Experienced employer rates for 2019
Experienced employers received rates within a range that spanned from very low to the maximum allowed rate. In 2019, Georgia’s range ran from 0.04% up to 7.56%. Your actual rate depends on your reserve ratio and how your account compares to the state tax schedule. Employers with positive reserve balances and minimal benefit charges move toward the low end of the range. Employers with frequent unemployment claims or negative reserve ratios move toward the high end. This reinforces the importance of accurate separation reporting and effective workforce management.
Quarterly filing and payment timeline for 2019
Georgia employers generally report unemployment taxes on a quarterly basis. Each quarter has a specific due date, and late filings can lead to penalties or interest. The schedule below reflects the standard filing cadence for 2019. If you use a payroll provider, confirm that filings are timely, and verify that wage detail reports align with your records. This reduces the risk of overpayment or unexpected rate adjustments.
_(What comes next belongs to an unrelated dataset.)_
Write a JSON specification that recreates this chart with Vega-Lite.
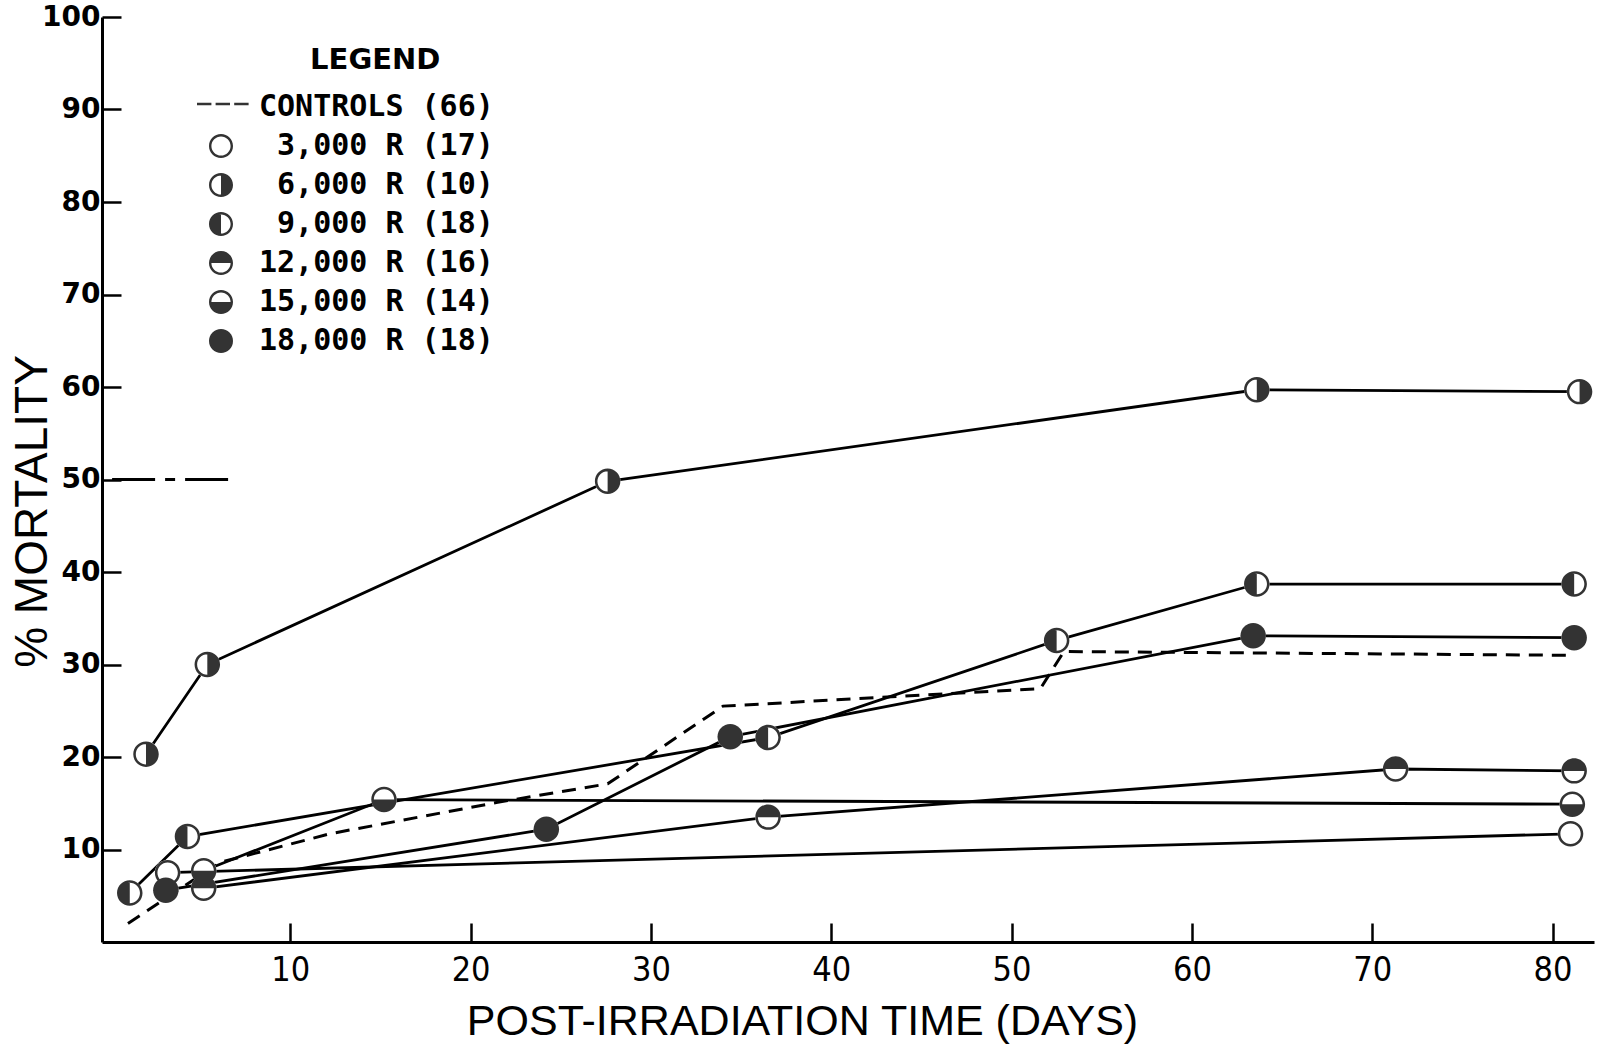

- Quarter 1 wages (January to March) due by April 30.
- Quarter 2 wages (April to June) due by July 31.
- Quarter 3 wages (July to September) due by October 31.
- Quarter 4 wages (October to December) due by January 31.
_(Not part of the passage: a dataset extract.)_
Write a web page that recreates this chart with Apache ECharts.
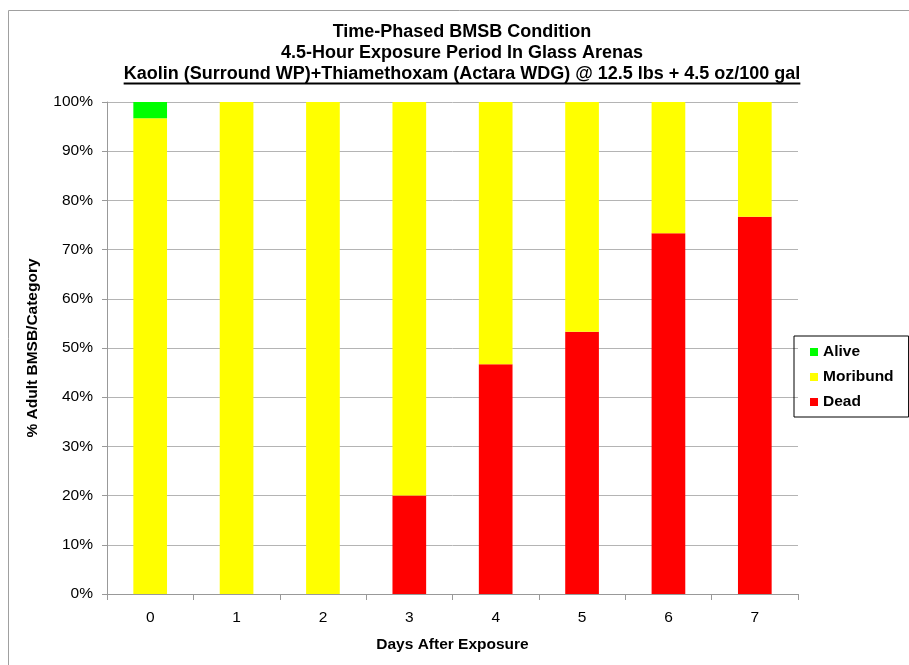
<!DOCTYPE html>
<html><head><meta charset="utf-8">
<script src="https://cdn.jsdelivr.net/npm/echarts@6/dist/echarts.min.js"></script>
<style>html,body{margin:0;padding:0;background:#fff}#c{width:909px;height:665px}</style>
</head><body><div id="c"></div>
<script>
var categories = ['0','1','2','3','4','5','6','7'];
var dead = [0, 0, 0, 20, 46.7, 53.3, 73.3, 76.7];
var moribund = [96.7, 100, 100, 80, 53.3, 46.7, 26.7, 23.3];
var alive = [3.3, 0, 0, 0, 0, 0, 0, 0];
var titleLines = ['Time-Phased BMSB Condition', '4.5-Hour Exposure Period In Glass Arenas',
  'Kaolin (Surround WP)+Thiamethoxam (Actara WDG) @ 12.5 lbs + 4.5 oz/100 gal'];

var font = 'Liberation Sans, Arial, sans-serif';
var ctx = document.createElement('canvas').getContext('2d');
ctx.font = 'bold 16px ' + font;
var fs = 16 * 702 / ctx.measureText(titleLines[2]).width;
if (fs > 18) fs = 18;
if (fs < 15) fs = 15;
ctx.font = 'bold ' + fs + 'px ' + font;
var tw = ctx.measureText(titleLines[2]).width;
var cx = 462;
var ys = [32, 53, 74.5];

var chart = echarts.init(document.getElementById('c'));
var titleGraphics = titleLines.map(function(t, i){
  return {type:'text', x: cx, y: ys[i], style:{text:t, fontSize: fs, fontWeight:'bold', fontFamily: font, fill:'#000', align:'center', verticalAlign:'middle'}};
});
titleGraphics.push({type:'rect', shape:{x: cx - tw/2, y: 82.5, width: tw, height: 2}, style:{fill:'#000'}});
titleGraphics.unshift({type:'rect', shape:{x:8.5,y:10.5,width:1000,height:1000}, style:{fill:'none', stroke:'#a0a0a0', lineWidth:1}});

chart.setOption({
  animation: false,
  textStyle: {fontFamily: font},
  graphic: titleGraphics,
  legend: {
    data: ['Alive','Moribund','Dead'],
    orient: 'vertical', left: 794, top: 336,
    padding: [8, 15, 7, 16], itemGap: 9,
    itemWidth: 8, itemHeight: 8, icon: 'rect',
    borderColor: '#000', borderWidth: 1,
    textStyle: {fontSize: 15.5, fontWeight: 'bold', color: '#000', fontFamily: font}
  },
  grid: {left: 107, right: 111, top: 102, bottom: 71, containLabel: false},
  xAxis: {
    type: 'category', data: categories,
    name: 'Days After Exposure', nameLocation: 'middle', nameGap: 43,
    nameTextStyle: {fontSize: 15.5, fontWeight: 'bold', color: '#000'},
    axisLine: {lineStyle: {color: '#999'}},
    axisTick: {show: true, length: 6, lineStyle: {color: '#999'}},
    axisLabel: {fontSize: 15.5, color: '#000', margin: 16}
  },
  yAxis: {
    type: 'value', min: 0, max: 100, interval: 10,
    name: '% Adult BMSB/Category', nameLocation: 'middle', nameGap: 66,
    nameTextStyle: {fontSize: 15.5, fontWeight: 'bold', color: '#000'},
    axisLine: {show: true, lineStyle: {color: '#999'}},
    axisTick: {show: true, length: 5, lineStyle: {color: '#999'}},
    axisLabel: {fontSize: 15.5, color: '#000', margin: 14, formatter: function(v){return v + '%';}},
    splitLine: {lineStyle: {color: '#b4b4b4'}}
  },
  series: [
    {name: 'Dead', type: 'bar', stack: 's', data: dead, barWidth: '39%', itemStyle: {color: '#ff0000'}},
    {name: 'Moribund', type: 'bar', stack: 's', data: moribund, barWidth: '39%', itemStyle: {color: '#ffff00'}},
    {name: 'Alive', type: 'bar', stack: 's', data: alive, barWidth: '39%', itemStyle: {color: '#00ff00'}}
  ]
});
</script>
</body></html>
Comparison with neighboring states in 2019
Understanding Georgia’s wage base and rates is easier when you compare them with nearby states. Wage bases and new employer rates vary, which can influence multistate payroll budgeting. The table below shows 2019 taxable wage bases and standard new employer rates for select southeastern states. Rates can differ by industry, and each state issues official notices for final assignments.
| State | 2019 Taxable Wage Base | Standard New Employer Rate |
|---|---|---|
| Georgia | $9,500 | 2.7% |
| Alabama | $8,000 | 2.7% |
| Florida | $7,000 | 2.7% |
| South Carolina | $14,000 | 0.41% |
| Tennessee | $7,000 | 2.7% |
Strategies to manage Georgia SUTA costs
Because SUTA is driven by experience and payroll, proactive management can reduce long term costs. Strong human resources practices, accurate documentation, and consistent reporting to the state can help keep benefit charges low. While no strategy eliminates unemployment tax, several best practices can stabilize your rate and keep you toward the lower end of the schedule.
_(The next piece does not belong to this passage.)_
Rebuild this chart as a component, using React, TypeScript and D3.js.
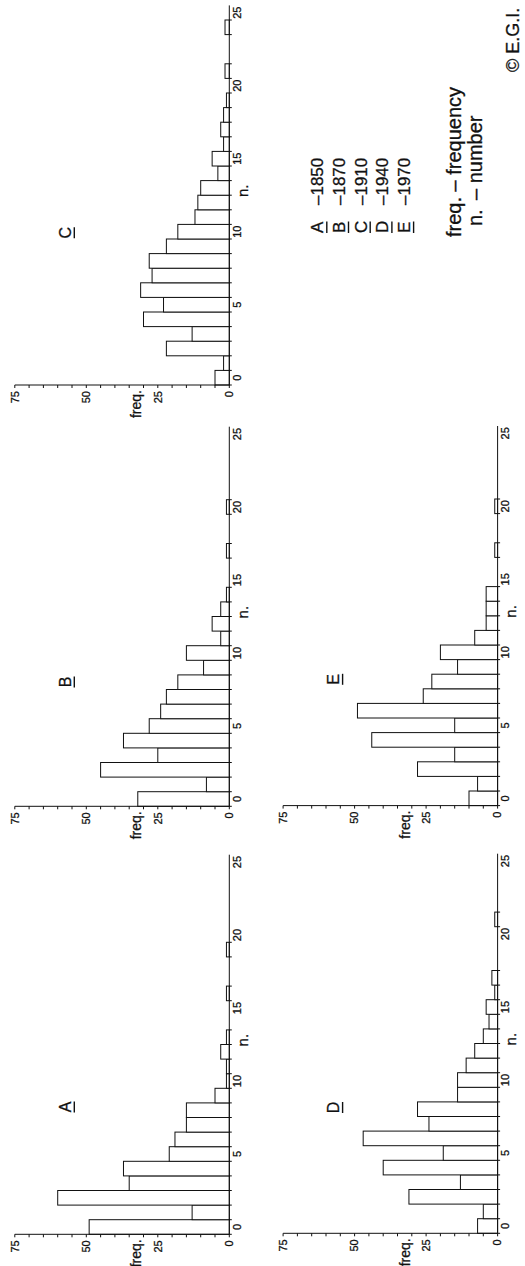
import React from "react";
import * as d3 from "d3";

// Frequencies by number n (index = n)
const freqA = [49, 13, 60, 35, 37, 21, 19, 15, 15, 5, 1, 1, 3, 1, 0, 0, 1, 0, 0, 1];
const freqB = [32, 8, 45, 25, 37, 28, 24, 22, 18, 9, 15, 3, 6, 3, 1, 0, 0, 1, 0, 0, 1];
const freqC = [5, 2, 22, 13, 30, 23, 31, 27, 28, 22, 18, 12, 11, 10, 4, 6, 2, 3, 2, 1, 0, 1.5, 0, 0, 1.5];
const freqD = [7, 5, 31, 13, 40, 19, 47, 24, 28, 14, 14, 11, 8, 5, 3, 4, 1, 2, 0, 0, 0, 1];
const freqE = [10, 7, 28, 15, 44, 15, 49, 26, 23, 14, 20, 8, 4, 4, 4, 0, 0, 1, 0, 0, 1];

const panelLetters = ["A", "B", "C", "D", "E"];
const panelYears = ["1850", "1870", "1910", "1940", "1970"];
const nTicks = [0, 5, 10, 15, 20, 25];
const freqTickLabels = [0, 25, 50, 75];

const W = 1266; // landscape width (page height)
const H = 525;
const FONT = "'Liberation Sans', Arial, Helvetica, sans-serif";
const INK = "#111";
const TXT = { fontFamily: FONT, fill: INK, stroke: INK, strokeWidth: 0.3 } as const;

type PanelProps = { data: number[]; x0: number; baseY: number; letter: string; letterDx: number };

function Panel({ data, x0, baseY, letter, letterDx }: PanelProps) {
  const unit = 14.6;
  const n = d3.scaleLinear().domain([0, 25]).range([x0, x0 + 25 * unit]);
  const f = d3.scaleLinear().domain([0, 75]).range([baseY, baseY - 214.5]);
  const axisX = n(-0.5);
  const fTicks = d3.range(0, 80, 5);
  const letterY = baseY - 158.5;
  const edgeSet = new Set<number>();
  data.forEach((v, i) => {
    if (v > 0) {
      edgeSet.add(i - 0.5);
      edgeSet.add(i + 0.5);
    }
  });
  const edges = Array.from(edgeSet);
  return (
    <g>
      {data.map((v, i) =>
        v > 0 ? (
          <rect
            key={i}
            x={n(i - 0.5)}
            width={n(i + 0.5) - n(i - 0.5)}
            y={f(v)}
            height={baseY - f(v)}
            fill="#fff"
            stroke={INK}
            strokeWidth={1}
          />
        ) : null
      )}
      {/* n axis */}
      <line x1={axisX} x2={n(25.5)} y1={baseY} y2={baseY} stroke={INK} strokeWidth={1} />
      {edges.map((e) => (
        <line key={e} x1={n(e)} x2={n(e)} y1={baseY} y2={baseY + 2.5} stroke={INK} strokeWidth={1} />
      ))}
      {nTicks.map((t) => (
        <text key={t} x={n(t)} y={baseY + 11.5} textAnchor="middle" fontSize={11} {...TXT}>
          {t}
        </text>
      ))}
      <text x={n(12.8)} y={baseY + 18.7} textAnchor="middle" fontSize={15} {...TXT}>
        n.
      </text>
      {/* freq axis */}
      <line x1={axisX} x2={axisX} y1={baseY} y2={f(75)} stroke={INK} strokeWidth={1} />
      {fTicks.map((t) => (
        <line key={t} x1={axisX - 3} x2={axisX} y1={f(t)} y2={f(t)} stroke={INK} strokeWidth={1} />
      ))}
      {freqTickLabels.map((t) => (
        <text key={t} x={axisX - 6} y={f(t)} dy="0.35em" textAnchor="end" fontSize={11} {...TXT}>
          {t}
        </text>
      ))}
      <text x={axisX - 5} y={baseY - 88} textAnchor="end" fontSize={14} {...TXT}>
        freq.
      </text>
      {/* panel letter */}
      <text x={x0 + letterDx} y={letterY} textAnchor="middle" fontSize={16} {...TXT}>
        {letter}
      </text>
      <line x1={x0 + letterDx - 5.5} x2={x0 + letterDx + 5.5} y1={letterY + 3.5} y2={letterY + 3.5} stroke={INK} strokeWidth={1.4} />
    </g>
  );
}

export default function App() {
  const datasets = [freqA, freqB, freqC, freqD, freqE];
  const origins = [
    { x0: 39, baseY: 229.3, dx: 120 },
    { x0: 467, baseY: 229.3, dx: 117 },
    { x0: 888.3, baseY: 229.3, dx: 145 },
    { x0: 40, baseY: 497.6, dx: 118.5 },
    { x0: 467.7, baseY: 497.6, dx: 119 },
  ];
  const legendX = 1033;
  const legendY0 = 323.3;
  const legendDy = 21.7;
  return (
    <div style={{ position: "absolute", left: 0, top: 0 }}>
      <svg width={H} height={W} style={{ display: "block", background: "#fff" }}>
        <g transform={`translate(0,${W}) rotate(-90)`}>
          {datasets.map((d, i) => (
            <Panel
              key={i}
              data={d}
              x0={origins[i].x0}
              baseY={origins[i].baseY}
              letter={panelLetters[i]}
              letterDx={origins[i].dx}
            />
          ))}
          {/* legend */}
          {panelLetters.map((l, i) => (
            <g key={l}>
              <text x={legendX} y={legendY0 + i * legendDy} fontSize={17} {...TXT}>
                {l}
              </text>
              <line
                x1={legendX}
                x2={legendX + 11.5}
                y1={legendY0 + i * legendDy + 3.5}
                y2={legendY0 + i * legendDy + 3.5}
                stroke={INK}
                strokeWidth={1.4}
              />
              <text x={legendX + 28} y={legendY0 + i * legendDy} fontSize={17} {...TXT}>
                {"–" + panelYears[i]}
              </text>
            </g>
          ))}
          <text x={1029} y={461} fontSize={20} {...TXT}>freq. – frequency</text>
          <text x={1040} y={482} fontSize={20} {...TXT}>n.</text>
          <text x={1066} y={482} fontSize={20} {...TXT}>– number</text>
          <text x={1194} y={519} fontSize={18} {...TXT}>© E.G.I.</text>
        </g>
      </svg>
    </div>
  );
}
- Document performance issues and policy violations to support claim defenses.
- Use consistent onboarding and training to reduce early separations.
- Review quarterly wage reports to ensure only taxable wages are reported.
- Confirm your rate notice each year and appeal errors quickly.
- Track layoffs and seasonal schedules to anticipate claim activity.
Common mistakes to avoid
Errors in unemployment tax reporting often come from misunderstanding the wage base or failing to reconcile payroll. The following pitfalls can result in overpayment, underpayment, or unexpected penalties.
- Applying your SUTA rate to total payroll instead of the taxable wage base.
- Not capping wages per employee at $9,500 for 2019.
- Ignoring rate change notices or failing to update payroll systems.
- Filing late or missing quarterly reports.
- Misclassifying workers, which can create back tax liability.
Frequently asked questions about Georgia SUTA for 2019
Does Georgia have a scheduled wage base increase?
Georgia did not increase the wage base in 2019, and it remained at $9,500 per employee. The wage base can change over time depending on state legislation and trust fund health, so reviewing annual updates is important. Rate notices from the Georgia Department of Labor will always cite the current base for the year. If you need confirmation, check the official employer resources at dol.georgia.gov.
How does FUTA interact with Georgia SUTA?
Federal unemployment tax (FUTA) is separate from Georgia SUTA but is affected by your state payments. Employers pay FUTA on the first $7,000 of wages per employee, and timely state unemployment payments typically provide a 5.4% credit against the 6.0% FUTA rate, lowering the effective federal rate to 0.6%. The IRS provides detailed guidance for FUTA at irs.gov, which is helpful when reconciling federal and state obligations.
Where can I verify my 2019 SUTA rate and account?
Your assigned rate is available through the Georgia Department of Labor employer portal and on the annual tax rate notice sent to your business. You can also review state guidance and program updates through the official Georgia Department of Labor website. For national policy context and reporting standards, the U.S. Department of Labor website provides background on unemployment insurance programs across states.
By applying the wage base cap correctly and using your assigned rate, you can confidently estimate your Georgia SUTA cost for 2019. Use the calculator above for quick planning, then validate the final amounts against your official rate notice and quarterly reports to stay compliant and avoid costly corrections.